Jurisdictional Considerations
The court emphasized the importance of jurisdiction in its ruling, noting that federal courts have limited jurisdiction and can only act within the bounds set by statute. With the claim against Prudential being dismissed due to ERISA preemption and the lack of a federal question or diversity of citizenship related to the claim against Sepúlveda, the court concluded that it lacked subject matter jurisdiction over the latter claim. The court reiterated that federal courts are obliged to address jurisdictional issues at any point in the proceedings, regardless of whether the parties raise the issue. As a result, the court remanded the case concerning Sepúlveda back to the Court of First Instance of the Commonwealth of Puerto Rico, allowing state law claims to be resolved in the appropriate forum.
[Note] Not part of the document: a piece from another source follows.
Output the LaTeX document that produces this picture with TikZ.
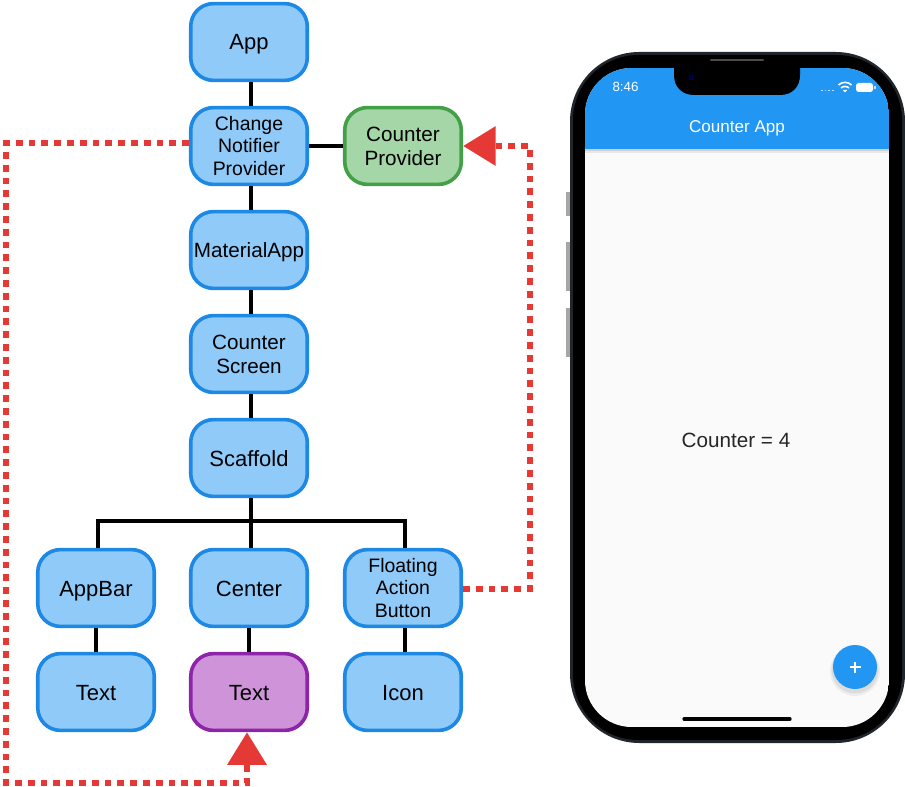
\documentclass[tikz,border=0pt]{standalone}
\usepackage{fontspec}
\setmainfont{Liberation Sans}
\usetikzlibrary{arrows.meta}

\definecolor{widgetfill}{HTML}{90CAF9}
\definecolor{widgetline}{HTML}{1E88E5}
\definecolor{providerfill}{HTML}{A5D6A7}
\definecolor{providerline}{HTML}{43A047}
\definecolor{textfill}{HTML}{CE93D8}
\definecolor{textline}{HTML}{8E24AA}
\definecolor{watchred}{HTML}{E53935}
\definecolor{appblue}{HTML}{2196F3}
\definecolor{phoneedge}{HTML}{20262C}
\definecolor{screenbg}{HTML}{FAFAFA}

\tikzset{
  widget/.style={draw=widgetline, fill=widgetfill, line width=2.7pt, rounded corners=17pt,
    minimum width=87.4pt, minimum height=57.6pt, inner sep=0pt, align=center,
    font=\fontsize{16.5}{18}\selectfont},
  provider/.style={widget, draw=providerline, fill=providerfill},
  usedtext/.style={widget, draw=textline, fill=textfill},
  oneline/.style={text height=12pt, text depth=0pt},
  small/.style={font=\fontsize{14.6}{17}\selectfont},
  medium/.style={font=\fontsize{15.5}{18}\selectfont},
  link/.style={line width=2.4pt, black},
  watch/.style={line width=5pt, watchred, dash pattern=on 5pt off 4.6pt},
  notify/.style={watch, -{Triangle[length=24.5pt,width=28.5pt]}}
}

\begin{document}
\begin{tikzpicture}[x=0.75pt, y=-0.75pt]

\useasboundingbox (0,0) rectangle (905,787);

\node [widget, oneline] (app) at (249,42) {App};
\node [widget, small] (notifier) at (249,146) {Change\\Notifier\\Provider};
\node [provider, medium] (counter) at (403,146) {Counter\\Provider};
\node [widget, medium, oneline] (material) at (249,250) {MaterialApp};
\node [widget, medium] (screen) at (249,354) {Counter\\Screen};
\node [widget, oneline] (scaffold) at (249,458) {Scaffold};
\node [widget, oneline] (appbar) at (96,588) {AppBar};
\node [widget, oneline] (center) at (249,588) {Center};
\node [widget, small] (fab) at (403,588) {Floating\\Action\\Button};
\node [widget, oneline] (bartext) at (96,692) {Text};
\node [usedtext, oneline] (centertext) at (249,692) {Text};
\node [widget, oneline] (icon) at (403,692) {Icon};

\coordinate (bus) at (251,521);
\coordinate (leftturn) at (6,143);
\coordinate (leftfoot) at (6,783);
\coordinate (rightturn) at (530,589);
\coordinate (righttop) at (530,146);

\draw[link] ([xshift=1.5pt]app.south)--([xshift=1.5pt]notifier.north);
\draw[link] ([xshift=1.5pt]notifier.south)--([xshift=1.5pt]material.north);
\draw[link] ([xshift=1.5pt]material.south)--([xshift=1.5pt]screen.north);
\draw[link] ([xshift=1.5pt]screen.south)--([xshift=1.5pt]scaffold.north);
\draw[link] (notifier.east)--(counter.west);
\draw[link] ([xshift=1.5pt]scaffold.south)--(bus);
\draw[link] ([xshift=1.5pt]appbar.north)|-(bus)-|([xshift=1.5pt]fab.north);
\draw[link] ([xshift=1.5pt]center.north)--(bus);
\draw[link] (appbar.south)--(bartext.north);
\draw[link] (center.south)--(centertext.north);
\draw[link] ([xshift=1.5pt]fab.south)--([xshift=1.5pt]icon.north);

\draw[notify] (notifier.west |- leftturn)--(leftturn)--(leftfoot)-|([xshift=-1.5pt]centertext.south);
\draw[notify] (fab.east |- rightturn)--(rightturn)--(righttop)--(counter.east);

\fill[gray!70] (566,192) rectangle (570,216);
\fill[gray!70] (566,242) rectangle (570,291);
\fill[gray!70] (566,308) rectangle (570,357);

\fill[phoneedge, rounded corners=52pt] (570,52) rectangle (905,743);
\fill[black, rounded corners=49pt] (573,55) rectangle (902,740);

\begin{scope}
\clip[rounded corners=35pt] (585,68) rectangle (889,727);
\fill[screenbg] (585,68) rectangle (889,727);
\fill[appblue] (585,68) rectangle (889,149);
\fill[black, opacity=0.16] (585,149) rectangle (889,151);
\fill[black, opacity=0.07] (585,151) rectangle (889,153);
\end{scope}

\fill[black] (674,66)--(674,75) .. controls (674,87) and (682,95) .. (694,95)
--(780,95) .. controls (792,95) and (800,87) .. (800,75)--(800,66)--cycle;
\draw[line width=1.6pt, black!70, line cap=round] (711,60)--(763,60);
\fill[black!60!blue] (691,78) circle (2.5);
\fill[black] (691,78) circle (1.2);

\node [white, font=\fontsize{10}{12}\selectfont] (clock) at (625.5,87) {8:46};
\node [white, font=\fontsize{12.8}{15}\selectfont] (title) at (737,128) {Counter App};
\node [black!85, font=\fontsize{15.5}{18}\selectfont] (count) at (736,440) {Counter = 4};

\draw[white!70!appblue, line width=1.2pt, dash pattern=on 1.2pt off 1.6pt] (821,90.5)--(835,90.5);
\draw[white, line width=1.2pt] (838.5,85) .. controls (842,81.5) and (848,81.5) .. (851.5,85);
\draw[white, line width=1.2pt] (841,88) .. controls (843,86) and (847,86) .. (849,88);
\fill[white] (845,92.5)--(842.8,90)--(847.2,90)--cycle;
\fill[white, rounded corners=2pt] (856,83) rectangle (873,92);
\fill[white!70!appblue] (874,86) rectangle (875.5,89);

\draw[black, line width=2.4pt, line cap=round] (684,719)--(790,719);

\fill[black, opacity=0.05] (855,671) circle (25);
\fill[black, opacity=0.07] (855,670) circle (23.5);
\fill[appblue] (855,667) circle (22);
\draw[white, line width=1pt] (849.5,667)--(860.5,667);
\draw[white, line width=1pt] (855,661.5)--(855,672.5);

\end{tikzpicture}
\end{document}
Final Rulings and Implications
In its final ruling, the court granted Prudential's motion to dismiss, dismissing the plaintiffs' claims against the insurance company with prejudice. This meant that the plaintiffs could not refile the same claims against Prudential in the future. However, the court remanded the plaintiffs' claims against Sepúlveda back to state court, allowing those claims to be heard on their merits. The court's decision underscored the significance of ERISA's preemptive effect on state law claims related to employee benefits, reinforcing the requirement for beneficiaries to pursue claims through the established ERISA procedural framework before resorting to litigation. This outcome highlighted the complexities that can arise in cases involving life insurance policies and the necessity for parties to clearly understand the legal implications of ERISA on their claims.